ITmedia NEWS >

15年ぶりのセパレートアンプ、オンキヨー「Reference Hi-Fi Series」で楽しむハイレゾ音源の数々山本浩司のアレを“聴く”なら是非コレで!(2/2 ページ)

» 2011年03月09日 14時47分 公開
[山本浩司,ITmedia]
前のページへ 1|2       
※本ページはアフィリエイトプログラムによる収益を得ています

 M-5000Rは、出力素子に片チャンネルあたり4パレレル・プッシュプル、つまり8基の東芝製大電流型バイポーラ・トランジスタを充てた強力なステレオパワーアンプ。また、本機の出力段にはオンキヨー製AVアンプでお馴染みの3段インバーテッドダーリントン回路が採用されている。これは、出力素子の前に2つの小信号トランジスタを並べて低電圧駆動し、出力トランジスタのインピーダンスを下げて駆動力を向上させる手法。2段目のトランジスタの半導体の配列を反転させているのがミソで、この手法により安定な低電圧駆動を実現しているわけだが、この手法は発振しやすく、海外の超高級アンプ以外で採用例はほとんどない。AVアンプを含めて近年のオンキヨー製アンプは、国産製品とは思えない力感あふれるダイナミックなサウンドを聴かせるが、その秘密の一端がこの回路手法にあるといっていいだろう。

振動抑制を徹底したM-5000Rの筐体。フロントとサイドのパネルにはアルミ押し出し材、定番には肉厚のスチール板を使用している

 この「Reference Hi-Fi Series」には、CDプレーヤーのC-7000Rもラインアップされている。カタログスペックを見ると、本機のDACチップは24ビット・タイプ。じっさいに10ccのCD『オリジナル・サウンドトラック』(1975年)から永遠の名曲「アイム・ノット・イン・ラヴ」を再生して、プリアンプのP-3000Rと外来ノイズに強いデジタル・バランス伝送が可能なAES/EBU接続とアナログ/アンバランス(RCA)接続で両者の音を聴き比べてみた。P-3000Rに積まれたDACチップが32ビット・タイプのより高級なデバイスであることがその理由の1つだと思うが、やはり両者をデジタル接続したほうが広々とした空間感が得られ、よりダイナミックな音が聴けることが分かった。

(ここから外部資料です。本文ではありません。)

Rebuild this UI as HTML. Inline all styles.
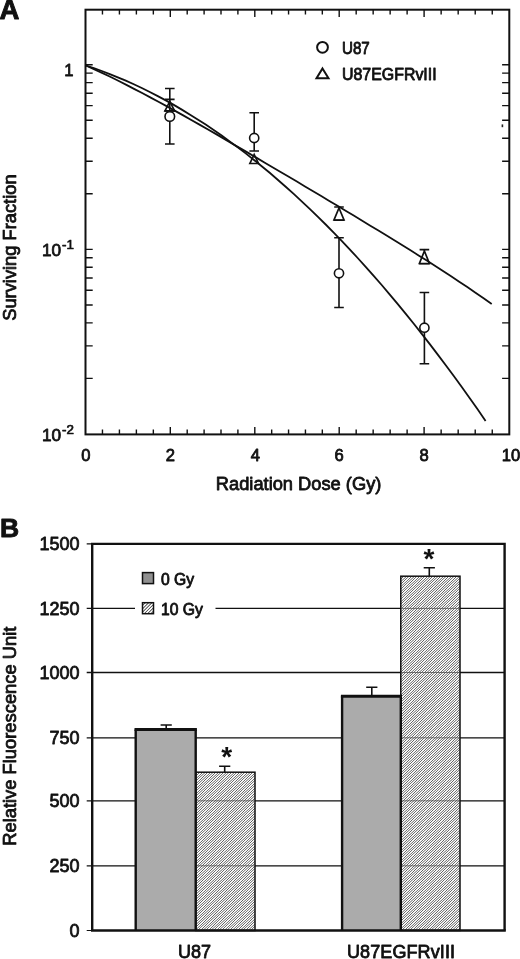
<!DOCTYPE html>
<html lang="en"><head><meta charset="utf-8"><title>Figure</title>
<style>html,body{margin:0;padding:0;background:#fff}body{width:520px;height:959px;overflow:hidden}</style></head>
<body>
<svg width="520" height="959" viewBox="0 0 520 959" style="display:block">
<defs><linearGradient id="hg" gradientUnits="userSpaceOnUse" x1="0" y1="0" x2="1.256" y2="1.323" spreadMethod="repeat"><stop offset="0" stop-color="#ffffff"/><stop offset="0.04167" stop-color="#ffffff"/><stop offset="0.08333" stop-color="#ffffff"/><stop offset="0.125" stop-color="#ffffff"/><stop offset="0.1667" stop-color="#ffffff"/><stop offset="0.2083" stop-color="#f2f2f2"/><stop offset="0.25" stop-color="#d4d4d4"/><stop offset="0.2917" stop-color="#b6b6b6"/><stop offset="0.3333" stop-color="#9a9a9a"/><stop offset="0.375" stop-color="#818181"/><stop offset="0.4167" stop-color="#6f6f6f"/><stop offset="0.4583" stop-color="#636363"/><stop offset="0.5" stop-color="#5f5f5f"/><stop offset="0.5417" stop-color="#636363"/><stop offset="0.5833" stop-color="#6f6f6f"/><stop offset="0.625" stop-color="#818181"/><stop offset="0.6667" stop-color="#999999"/><stop offset="0.7083" stop-color="#b6b6b6"/><stop offset="0.75" stop-color="#d4d4d4"/><stop offset="0.7917" stop-color="#f2f2f2"/><stop offset="0.8333" stop-color="#ffffff"/><stop offset="0.875" stop-color="#ffffff"/><stop offset="0.9167" stop-color="#ffffff"/><stop offset="0.9583" stop-color="#ffffff"/><stop offset="1" stop-color="#ffffff"/></linearGradient><linearGradient id="hg2" gradientUnits="userSpaceOnUse" x1="0.6" y1="0" x2="2.250" y2="1.650" spreadMethod="repeat"><stop offset="0" stop-color="#ffffff"/><stop offset="0.0625" stop-color="#ffffff"/><stop offset="0.125" stop-color="#ffffff"/><stop offset="0.1875" stop-color="#f2f2f2"/><stop offset="0.25" stop-color="#c8c8c8"/><stop offset="0.3125" stop-color="#9e9e9e"/><stop offset="0.375" stop-color="#7a7a7a"/><stop offset="0.4375" stop-color="#626262"/><stop offset="0.5" stop-color="#5a5a5a"/><stop offset="0.5625" stop-color="#626262"/><stop offset="0.625" stop-color="#7a7a7a"/><stop offset="0.6875" stop-color="#9e9e9e"/><stop offset="0.75" stop-color="#c8c8c8"/><stop offset="0.8125" stop-color="#f2f2f2"/><stop offset="0.875" stop-color="#ffffff"/><stop offset="0.9375" stop-color="#ffffff"/><stop offset="1" stop-color="#ffffff"/></linearGradient></defs>
<rect width="520" height="959" fill="#fff"/>
<g id="panelA" stroke="#111" fill="none" stroke-linecap="butt">
<rect x="85.5" y="9.7" width="423.80" height="424.70" stroke-width="2"/>
<path d="M102.46 434.4v-4.9M102.46 9.7v4.9M119.42 434.4v-4.9M119.42 9.7v4.9M136.38 434.4v-4.9M136.38 9.7v4.9M153.34 434.4v-4.9M153.34 9.7v4.9M170.30 434.4v-7.4M170.30 9.7v7.4M187.20 434.4v-4.9M187.20 9.7v4.9M204.10 434.4v-4.9M204.10 9.7v4.9M221.00 434.4v-4.9M221.00 9.7v4.9M237.90 434.4v-4.9M237.90 9.7v4.9M254.80 434.4v-7.4M254.80 9.7v7.4M271.68 434.4v-4.9M271.68 9.7v4.9M288.56 434.4v-4.9M288.56 9.7v4.9M305.44 434.4v-4.9M305.44 9.7v4.9M322.32 434.4v-4.9M322.32 9.7v4.9M339.20 434.4v-7.4M339.20 9.7v7.4M356.18 434.4v-4.9M356.18 9.7v4.9M373.16 434.4v-4.9M373.16 9.7v4.9M390.14 434.4v-4.9M390.14 9.7v4.9M407.12 434.4v-4.9M407.12 9.7v4.9M424.10 434.4v-7.4M424.10 9.7v7.4M441.14 434.4v-4.9M441.14 9.7v4.9M458.18 434.4v-4.9M458.18 9.7v4.9M475.22 434.4v-4.9M475.22 9.7v4.9M492.26 434.4v-4.9M492.26 9.7v4.9" stroke-width="1.4"/>
<path d="M85.5 64.70h7.2M509.3 64.70h-7.2M85.5 249.35h7.2M509.3 249.35h-7.2M85.5 193.76h7.2M509.3 193.76h-7.2M85.5 161.25h7.2M509.3 161.25h-7.2M85.5 138.18h7.2M509.3 138.18h-7.2M85.5 120.29h7.2M509.3 120.29h-7.2M85.5 105.66h7.2M509.3 105.66h-7.2M85.5 93.30h7.2M509.3 93.30h-7.2M85.5 82.59h7.2M509.3 82.59h-7.2M85.5 73.15h7.2M509.3 73.15h-7.2M85.5 378.41h7.2M509.3 378.41h-7.2M85.5 345.90h7.2M509.3 345.90h-7.2M85.5 322.83h7.2M509.3 322.83h-7.2M85.5 304.94h7.2M509.3 304.94h-7.2M85.5 290.31h7.2M509.3 290.31h-7.2M85.5 277.95h7.2M509.3 277.95h-7.2M85.5 267.24h7.2M509.3 267.24h-7.2M85.5 257.80h7.2M509.3 257.80h-7.2" stroke-width="1.4"/>
<polyline points="85.8,65.5 93.8,68.2 101.8,71.0 109.8,74.1 117.8,77.3 125.8,80.7 133.8,84.3 141.8,88.0 149.8,92.0 157.8,96.1 165.8,100.4 173.8,104.9 181.8,109.6 189.7,114.4 197.7,119.4 205.7,124.6 213.7,130.0 221.7,135.6 229.7,141.4 237.7,147.3 245.7,153.4 253.7,159.7 261.7,166.2 269.7,172.8 277.7,179.7 285.7,186.7 293.7,193.9 301.7,201.3 309.7,208.8 317.7,216.6 325.7,224.5 333.7,232.6 341.7,240.9 349.7,249.3 357.7,258.0 365.7,266.8 373.7,275.8 381.7,285.0 389.6,294.4 397.6,303.9 405.6,313.6 413.6,323.5 421.6,333.6 429.6,343.9 437.6,354.4 445.6,365.0 453.6,375.8 461.6,386.8 469.6,398.0 477.6,409.3 485.6,420.9" stroke-width="1.8"/>
<polyline points="85.8,65.5 93.9,69.2 102.0,72.9 110.2,76.8 118.3,80.8 126.4,84.9 134.5,89.1 142.6,93.3 150.7,97.6 158.9,102.0 167.0,106.4 175.1,110.9 183.2,115.4 191.3,120.0 199.5,124.6 207.6,129.3 215.7,133.9 223.8,138.6 231.9,143.4 240.0,148.1 248.2,152.9 256.3,157.6 264.4,162.4 272.5,167.2 280.6,172.0 288.8,176.8 296.9,181.6 305.0,186.4 313.1,191.3 321.2,196.1 329.3,201.0 337.5,205.8 345.6,210.7 353.7,215.6 361.8,220.5 369.9,225.4 378.0,230.3 386.2,235.3 394.3,240.2 402.4,245.3 410.5,250.3 418.6,255.4 426.8,260.5 434.9,265.7 443.0,271.0 451.1,276.3 459.2,281.7 467.3,287.1 475.5,292.7 483.6,298.3 491.7,304.0" stroke-width="1.8"/>
<path d="M169.8 88.5V144.0M165.0 88.5h9.6M165.0 144.0h9.6M169.8 99.4V101.3M165.0 99.4h9.6M164.5 110.9h10.6M254.2 112.7V151.0M249.4 112.7h9.6M249.4 151.0h9.6M339.0 237.7V307.5M334.2 237.7h9.6M334.2 307.5h9.6M339.0 207.0V208.0M334.2 207.0h9.6M333.7 220.2h10.6M424.4 292.5V363.8M419.6 292.5h9.6M419.6 363.8h9.6M424.4 249.6V251.0M419.6 249.6h9.6M419.1 263.7h10.6" stroke-width="1.6"/>
<path d="M169.8 101.3L174.6 110.8H165.0Z" stroke-width="1.7" stroke-linejoin="miter"/>
<circle cx="169.8" cy="116.5" r="4.8" fill="#fff" stroke-width="1.6"/>
<circle cx="254.2" cy="138.0" r="4.6" fill="#fff" stroke-width="1.6"/>
<path d="M254.2 154.5L258.5 163.5H249.9Z" stroke-width="1.7" stroke-linejoin="miter"/>
<path d="M339.0 208.0L344.0 220.0H334.0Z" stroke-width="1.7" stroke-linejoin="miter"/>
<circle cx="339.0" cy="273.3" r="4.6" fill="#fff" stroke-width="1.6"/>
<path d="M424.4 251.0L429.4 263.5H419.4Z" stroke-width="1.7" stroke-linejoin="miter"/>
<circle cx="424.4" cy="327.7" r="4.6" fill="#fff" stroke-width="1.6"/>
<rect x="501.6" y="124.4" width="1.6" height="2.8" fill="#222" stroke="none"/>
<circle cx="322.5" cy="47.3" r="5.4" stroke-width="2"/>
<path d="M322.5 68.4L328.5 78.2H316.5Z" stroke-width="2"/>
</g>
<g font-family="'Liberation Sans', Arial, sans-serif" fill="#111" stroke="#111" stroke-width="0.8" stroke-linejoin="round">
<text x="-0.4" y="19.3" font-size="27.5" font-weight="bold" stroke-width="0.9">A</text>
<text x="0" y="537.4" font-size="26.5" font-weight="bold" stroke-width="0.9">B</text>
<text x="342" y="53.7" font-size="16" textLength="27.8" lengthAdjust="spacingAndGlyphs">U87</text>
<text x="342" y="79.7" font-size="16" textLength="94.6" lengthAdjust="spacingAndGlyphs">U87EGFRvIII</text>
<text x="73.5" y="76" font-size="16.6" text-anchor="end">1</text>
<text x="61.1" y="255.7" font-size="17.2" text-anchor="end">10</text><text x="62" y="248.9" font-size="13.4" stroke-width="0.7">-1</text>
<text x="61.1" y="440.6" font-size="17.2" text-anchor="end">10</text><text x="62" y="433.8" font-size="13.4" stroke-width="0.7">-2</text>
<text x="85.8" y="461" font-size="16.6" text-anchor="middle">0</text>
<text x="170.4" y="461" font-size="16.6" text-anchor="middle">2</text>
<text x="255.3" y="461" font-size="16.6" text-anchor="middle">4</text>
<text x="339.0" y="461" font-size="16.6" text-anchor="middle">6</text>
<text x="424.0" y="461" font-size="16.6" text-anchor="middle">8</text>
<text x="510.9" y="461" font-size="16.6" text-anchor="middle">10</text>
<text x="298.6" y="490" font-size="18.3" text-anchor="middle">Radiation Dose (Gy)</text>
<text transform="translate(15.9 247.6) rotate(-90)" font-size="18.3" text-anchor="middle">Surviving Fraction</text>
</g>
<g id="panelB" stroke="#111" fill="none">
<path d="M86.7 865.80H504.6M86.7 800.80H504.6M86.7 737.80H504.6M86.7 672.50H504.6M86.7 608.40H504.6" stroke-width="1.35"/>
<path d="M86.7 543.9h6M86.7 930.5h6" stroke-width="1.2"/>
<rect x="135" y="566" width="80.5" height="56" fill="#fff" stroke="none"/>
<path d="M166.2 729V725M160.6 725h11.2M224.7 772V766.2M219.1 766.2h11.2M371.8 696V687.3M366.2 687.3h11.2M429.3 576V567.8M423.7 567.8h11.2" stroke-width="1.6"/>
<rect x="195.7" y="772.2" width="59.30" height="158.30" fill="url(#hg)" stroke="none"/><rect x="195.7" y="772.2" width="59.30" height="158.30" stroke-width="1.5"/>
<rect x="400.8" y="576.2" width="59.20" height="354.30" fill="url(#hg)" stroke="none"/><rect x="400.8" y="576.2" width="59.20" height="354.30" stroke-width="1.5"/>
<path d="M196 865.80H255M196 800.80H255M401 865.80H460M401 800.80H460M401 737.80H460M401 672.50H460M401 608.40H460" stroke-width="1" stroke="#444" opacity="0.7"/>
<rect x="135.7" y="729.5" width="60.00" height="201.00" fill="#ababab" stroke="none"/><path d="M135.7 930.5V729.5M195.7 729.5V930.5" stroke-width="2.4"/><path d="M134.5 729.5H196.89999999999998" stroke-width="3"/>
<rect x="342.1" y="696.3" width="58.70" height="234.20" fill="#ababab" stroke="none"/><path d="M342.1 930.5V696.3M400.8 696.3V930.5" stroke-width="2.4"/><path d="M340.90000000000003 696.3H402.0" stroke-width="3"/>
<path d="M92.2 930.5V543.9H504.6V930.5" stroke-width="2.4"/>
<path d="M91.0 930.5H505.8" stroke-width="2.4"/>
<rect x="142.5" y="572.6" width="11" height="11" fill="#909090" stroke-width="1.5"/>
<rect x="142.5" y="602.7" width="11" height="11" fill="url(#hg2)" stroke-width="1.5"/>
</g>
<g font-family="'Liberation Sans', Arial, sans-serif" fill="#111" stroke="#111" stroke-width="0.8" stroke-linejoin="round">
<text x="79.5" y="936.9" font-size="18" text-anchor="end">0</text>
<text x="79.5" y="872.2" font-size="18" text-anchor="end">250</text>
<text x="79.5" y="807.2" font-size="18" text-anchor="end">500</text>
<text x="79.5" y="744.2" font-size="18" text-anchor="end">750</text>
<text x="79.5" y="678.9" font-size="18" text-anchor="end">1000</text>
<text x="79.5" y="614.8" font-size="18" text-anchor="end">1250</text>
<text x="79.5" y="550.3" font-size="18" text-anchor="end">1500</text>
<text x="161" y="584.5" font-size="15.7" stroke-width="0.8">0 Gy</text>
<text x="161" y="614.8" font-size="15.7" stroke-width="0.8">10 Gy</text>
<text x="194.5" y="957.5" font-size="18" text-anchor="middle">U87</text>
<text x="347" y="957.5" font-size="18" textLength="108" lengthAdjust="spacing">U87EGFRvIII</text>
<text transform="translate(15.8 736.2) rotate(-90)" font-size="18.35" text-anchor="middle">Relative Fluorescence Unit</text>
<text x="226.6" y="765.5" font-size="28" font-weight="bold" text-anchor="middle" stroke="none">*</text>
<text x="429" y="568.2" font-size="28" font-weight="bold" text-anchor="middle" stroke="none">*</text>
</g>
</svg>
</body></html>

CDプレーヤーの「C-7000R」(16万8000円)。音声出力端子はデジタル3系統(光、同軸、AES/EBU)およびアナログ1系統

 また、C-7000Rは、サンプリング周波数44.1kHzのCDデータを4倍の176.4kHzにアップサンプリングするD/Dコンバーター機能をもっている。「アイム・ノット・イン・ラヴ」でそれを試してみたが、この曲で聴ける複雑なコーラスのひびきがよりいっそうきめ細かくなり、音のキャンバスがよりいっそう大きくなった効果が確認できた。いっぽう土くさいアメリカン・ロックなどを聴くと、ややひびきに違和感が生じる。これは聴く音楽と好みに合わせて使い分ければよいだろう。

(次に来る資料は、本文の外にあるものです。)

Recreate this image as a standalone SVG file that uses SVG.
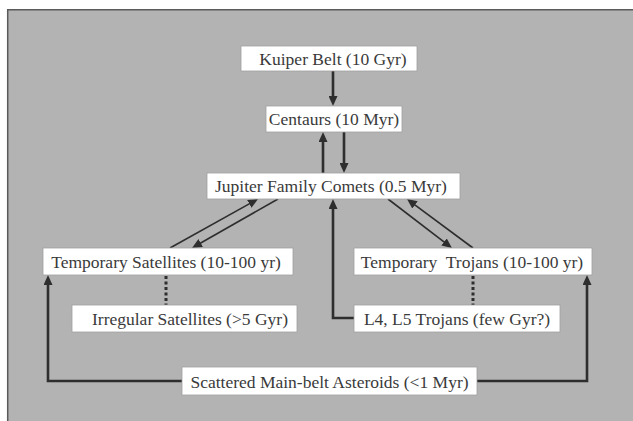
<svg xmlns="http://www.w3.org/2000/svg" width="633" height="421" viewBox="0 0 633 421">
<defs>
<style>
.box{fill:#ffffff;stroke:#a0a0a0;stroke-width:0.8}
.lbl{font-family:"Liberation Serif","Times New Roman",serif;font-size:17.5px;fill:#3a3a3a;text-anchor:middle;white-space:pre}
.thick{fill:none;stroke:#2e2e2e;stroke-width:2.6;marker-end:url(#ah)}
.thin{fill:none;stroke:#2e2e2e;stroke-width:1.6;marker-end:url(#ah)}
.dot{fill:none;stroke:#2e2e2e;stroke-width:3;stroke-dasharray:3 2.5}
</style>
<marker id="ah" markerUnits="userSpaceOnUse" markerWidth="11" markerHeight="9" refX="4" refY="4.5" orient="auto">
<path d="M0,0 L10,4.5 L0,9 z" fill="#2e2e2e"/>
</marker>
</defs>
<rect x="0" y="0" width="633" height="421" fill="#ffffff"/>
<rect x="7" y="9" width="630" height="416" fill="#b3b3b3"/>
<path d="M7.7,421 V9.7 H633" fill="none" stroke="#5a5a5a" stroke-width="1.5"/>

<g id="connectors">
<line class="thick" x1="333" y1="71" x2="333" y2="100"/>
<line class="thick" x1="323" y1="173" x2="323" y2="138"/>
<line class="thick" x1="344" y1="132" x2="344" y2="167"/>
<line class="thin" x1="170" y1="248" x2="252.8" y2="201.9"/>
<line class="thin" x1="278" y1="199" x2="197.2" y2="245"/>
<line class="thin" x1="388" y1="199" x2="447.2" y2="244.4"/>
<line class="thin" x1="473" y1="248" x2="411.8" y2="202.6"/>
<path class="thick" d="M354,318 H333 V205"/>
<path class="thick" d="M182,381 H48 V281"/>
<path class="thick" d="M477,381 H587 V281"/>
<line class="dot" x1="166" y1="276" x2="166" y2="305"/>
<line class="dot" x1="473" y1="276" x2="473" y2="305"/>
</g>

<g id="kuiper">
<rect class="box" x="241" y="46" width="176" height="25"/>
<text class="lbl" x="333" y="64.5">Kuiper Belt (10 Gyr)</text>
</g>
<g id="centaurs">
<rect class="box" x="266" y="106" width="136" height="26"/>
<text class="lbl" x="334" y="125">Centaurs (10 Myr)</text>
</g>
<g id="jfc">
<rect class="box" x="207" y="173" width="253" height="26"/>
<text class="lbl" x="331" y="192">Jupiter Family Comets (0.5 Myr)</text>
</g>
<g id="temp-satellites">
<rect class="box" x="43" y="248" width="250" height="27"/>
<text class="lbl" x="166" y="267.5">Temporary Satellites (10-100 yr)</text>
</g>
<g id="temp-trojans">
<rect class="box" x="354" y="248" width="238" height="27"/>
<text class="lbl" x="472" y="267.5">Temporary  Trojans (10-100 yr)</text>
</g>
<g id="irregular-satellites">
<rect class="box" x="72" y="305" width="225" height="27"/>
<text class="lbl" x="190" y="324.5">Irregular Satellites (&gt;5 Gyr)</text>
</g>
<g id="l4-l5-trojans">
<rect class="box" x="354" y="305" width="206" height="27"/>
<text class="lbl" x="457" y="324.5">L4, L5 Trojans (few Gyr?)</text>
</g>
<g id="scattered">
<rect class="box" x="182" y="367" width="295" height="28"/>
<text class="lbl" x="329.5" y="387.5">Scattered Main-belt Asteroids (&lt;1 Myr)</text>
</g>
</svg>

 次に、再生ソフトに「Foobar2000」(フリーウェア)をインストールしたPCとC-7000RをUSB接続して、いくつかのハイレゾファイルを聴いてみたが、e-onkyo musicでダウンロードできるMAレコーディングスの「セラ・ウナ・ノーチェ」(96kHz/24ビットWAVファイル)がすばらしかった。この音源は、アルゼンチンの修道院教会でB&Kの無指向性マイクを2本吊ってワンポイント・ステレオ録音されたもの。マイクの下に車座になって演奏するメンバーのようすが目に見えるかのようなプレゼンス感豊かな音が聴けておおいに驚かされた。加えてヴォーカルのつややかな表現、アコースティック楽器のひびきの澄明さにこのセパレートアンプの実力の高さを確信した。

 また、2009年の末に発売されたビートルズUSB BOXから『アビィロード』の「カム・トゥゲザー」を聴いたが、ビートの効いたタメのあるリズム・セクションの表現がじつにかっこいい。リンゴのドラムズとポールのベースがぐんと前に張り出してきて、顕微鏡で細部を覗き込むような高解像度サウンドが楽しめた。ジョンのヴォーカルもまさに目の前で歌っているかのようなナマナマしさ。夢中になって聴き続けた。

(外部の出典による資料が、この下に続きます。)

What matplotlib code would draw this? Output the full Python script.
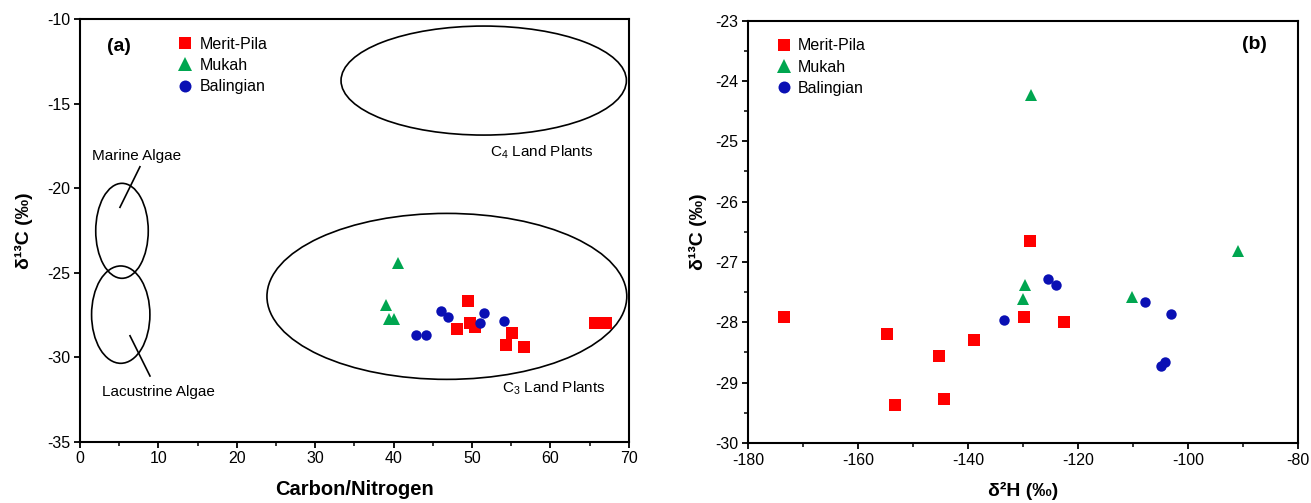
import matplotlib
matplotlib.use("Agg")
import matplotlib.pyplot as plt
from matplotlib.patches import Ellipse
from matplotlib.ticker import MultipleLocator

plt.rcParams['font.family'] = ['Liberation Sans', 'DejaVu Sans']
plt.rcParams['mathtext.fontset'] = 'custom'
plt.rcParams['mathtext.rm'] = 'Liberation Sans'
plt.rcParams['axes.unicode_minus'] = False

RED = '#FF0000'
GREEN = '#00A650'
BLUE = '#0A10B4'

# panel (a): C/N vs d13C
mp_cn = [49.5, 48.1, 49.7, 50.4, 55.1, 54.4, 56.7, 65.7, 67.1]
mp_c13a = [-26.69, -28.33, -27.96, -28.23, -28.59, -29.30, -29.40, -27.96, -27.96]
mu_cn = [40.6, 39.0, 39.4, 40.05]
mu_c13a = [-24.4, -26.9, -27.75, -27.75]
ba_cn = [42.8, 44.1, 46.0, 46.9, 51.5, 51.0, 54.1]
ba_c13a = [-28.69, -28.69, -27.27, -27.60, -27.37, -28.00, -27.86]

# source fields (center x, center y, width, height)
fields = {
    'C4': (51.5, -13.63, 36.4, 6.45),
    'C3': (46.8, -26.40, 45.9, 9.82),
    'marine': (5.36, -22.52, 6.7, 5.62),
    'lacustrine': (5.2, -27.48, 7.44, 5.76),
}

# panel (b): d2H vs d13C
mp_h2 = [-173.4, -154.7, -145.3, -153.3, -144.4, -139.0, -129.9, -128.8, -122.5]
mp_c13b = [-27.92, -28.20, -28.56, -29.37, -29.27, -28.30, -27.92, -26.65, -27.99]
mu_h2 = [-128.6, -129.7, -130.0, -110.2, -90.9]
mu_c13b = [-24.23, -27.38, -27.62, -27.58, -26.81]
ba_h2 = [-125.4, -124.0, -133.5, -107.9, -103.1, -105.0, -104.2]
ba_c13b = [-27.29, -27.39, -27.96, -27.66, -27.86, -28.73, -28.66]

sites = ['Merit-Pila', 'Mukah', 'Balingian']

fig = plt.figure(figsize=(13.11, 5.03), dpi=100)
ax1 = fig.add_axes([0.061, 0.1218, 0.4186, 0.84])
ax2 = fig.add_axes([0.5706, 0.1195, 0.4195, 0.8393])


def style_axes(ax):
    for s in ax.spines.values():
        s.set_linewidth(1.5)
    ax.tick_params(which='major', direction='out', length=4, width=1.3,
                   labelsize=11.5, pad=3)
    ax.tick_params(which='minor', direction='out', length=3, width=1.1)


def scatter_sites(ax, data):
    styles = [('s', RED, 8), ('^', GREEN, 8.8), ('o', BLUE, 7.5)]
    for (x, y), name, (m, c, ms) in zip(data, sites, styles):
        ax.plot(x, y, linestyle='none', marker=m, color=c, markersize=ms,
                markeredgewidth=0, label=name, zorder=3)


def add_legend(ax, x, y):
    ax.legend(loc='upper left', bbox_to_anchor=(x, y), frameon=False,
              fontsize=11.5, handlelength=1.0, handletextpad=0.4,
              labelspacing=0.38, borderpad=0, borderaxespad=0, markerscale=1.15)


# ---- panel (a)
scatter_sites(ax1, [(mp_cn, mp_c13a), (mu_cn, mu_c13a), (ba_cn, ba_c13a)])
for cx, cy, w, h in fields.values():
    ax1.add_patch(Ellipse((cx, cy), w, h, fill=False, edgecolor='black', lw=1.2))
ax1.plot([7.65, 5.1], [-18.73, -21.13], color='black', lw=1.2)
ax1.plot([6.38, 8.93], [-28.73, -31.11], color='black', lw=1.2)
ax1.text(1.5, -18.1, 'Marine Algae', fontsize=11, va='center')
ax1.text(2.8, -32.04, 'Lacustrine Algae', fontsize=11, va='center')
ax1.text(52.3, -17.85, r'C$_\mathregular{4}$ Land Plants', fontsize=11, va='center')
ax1.text(53.8, -31.8, r'C$_\mathregular{3}$ Land Plants', fontsize=11, va='center')
ax1.text(3.4, -11.63, '(a)', fontsize=14, fontweight='bold', va='center')

ax1.set_xlim(0, 70)
ax1.set_ylim(-35, -10)
ax1.xaxis.set_major_locator(MultipleLocator(10))
ax1.xaxis.set_minor_locator(MultipleLocator(5))
ax1.yaxis.set_major_locator(MultipleLocator(5))
ax1.set_xlabel('Carbon/Nitrogen', fontsize=14.5, fontweight='bold', labelpad=10)
ax1.set_ylabel('δ¹³C (‰)', fontsize=14, fontweight='bold', labelpad=10)
style_axes(ax1)
add_legend(ax1, 0.177, 0.958)

# ---- panel (b)
scatter_sites(ax2, [(mp_h2, mp_c13b), (mu_h2, mu_c13b), (ba_h2, ba_c13b)])
ax2.text(-90.2, -23.4, '(b)', fontsize=14, fontweight='bold', va='center')
ax2.set_xlim(-180, -80)
ax2.set_ylim(-30, -23)
ax2.xaxis.set_major_locator(MultipleLocator(20))
ax2.xaxis.set_minor_locator(MultipleLocator(10))
ax2.yaxis.set_major_locator(MultipleLocator(1))
ax2.yaxis.set_minor_locator(MultipleLocator(0.5))
ax2.set_xlabel('δ²H (‰)', fontsize=14, fontweight='bold', labelpad=10)
ax2.set_ylabel('δ¹³C (‰)', fontsize=14, fontweight='bold', labelpad=6)
style_axes(ax2)
add_legend(ax2, 0.05, 0.958)

fig.savefig('out.png', dpi=100)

 高音質デジタルファイル対応USB入力を備えたD/Aコンバーター付きプリアンプとあらゆるスピーカーを軽々と駆動する実力派パワーアンプの組合せで44万円(税抜き)。どんどん低価格化が進むAV機器とインフレ率著しいピュアオーディオ機器。そのアンバランスに違和感を持つ方は多いと思うが、この音、この完成度でこの値段は、けっして高くないと思う。いいスピーカーでいい音楽をじっくり聴きたいとお考えの方にぜひお勧めしたいセパレートアンプの登場だ。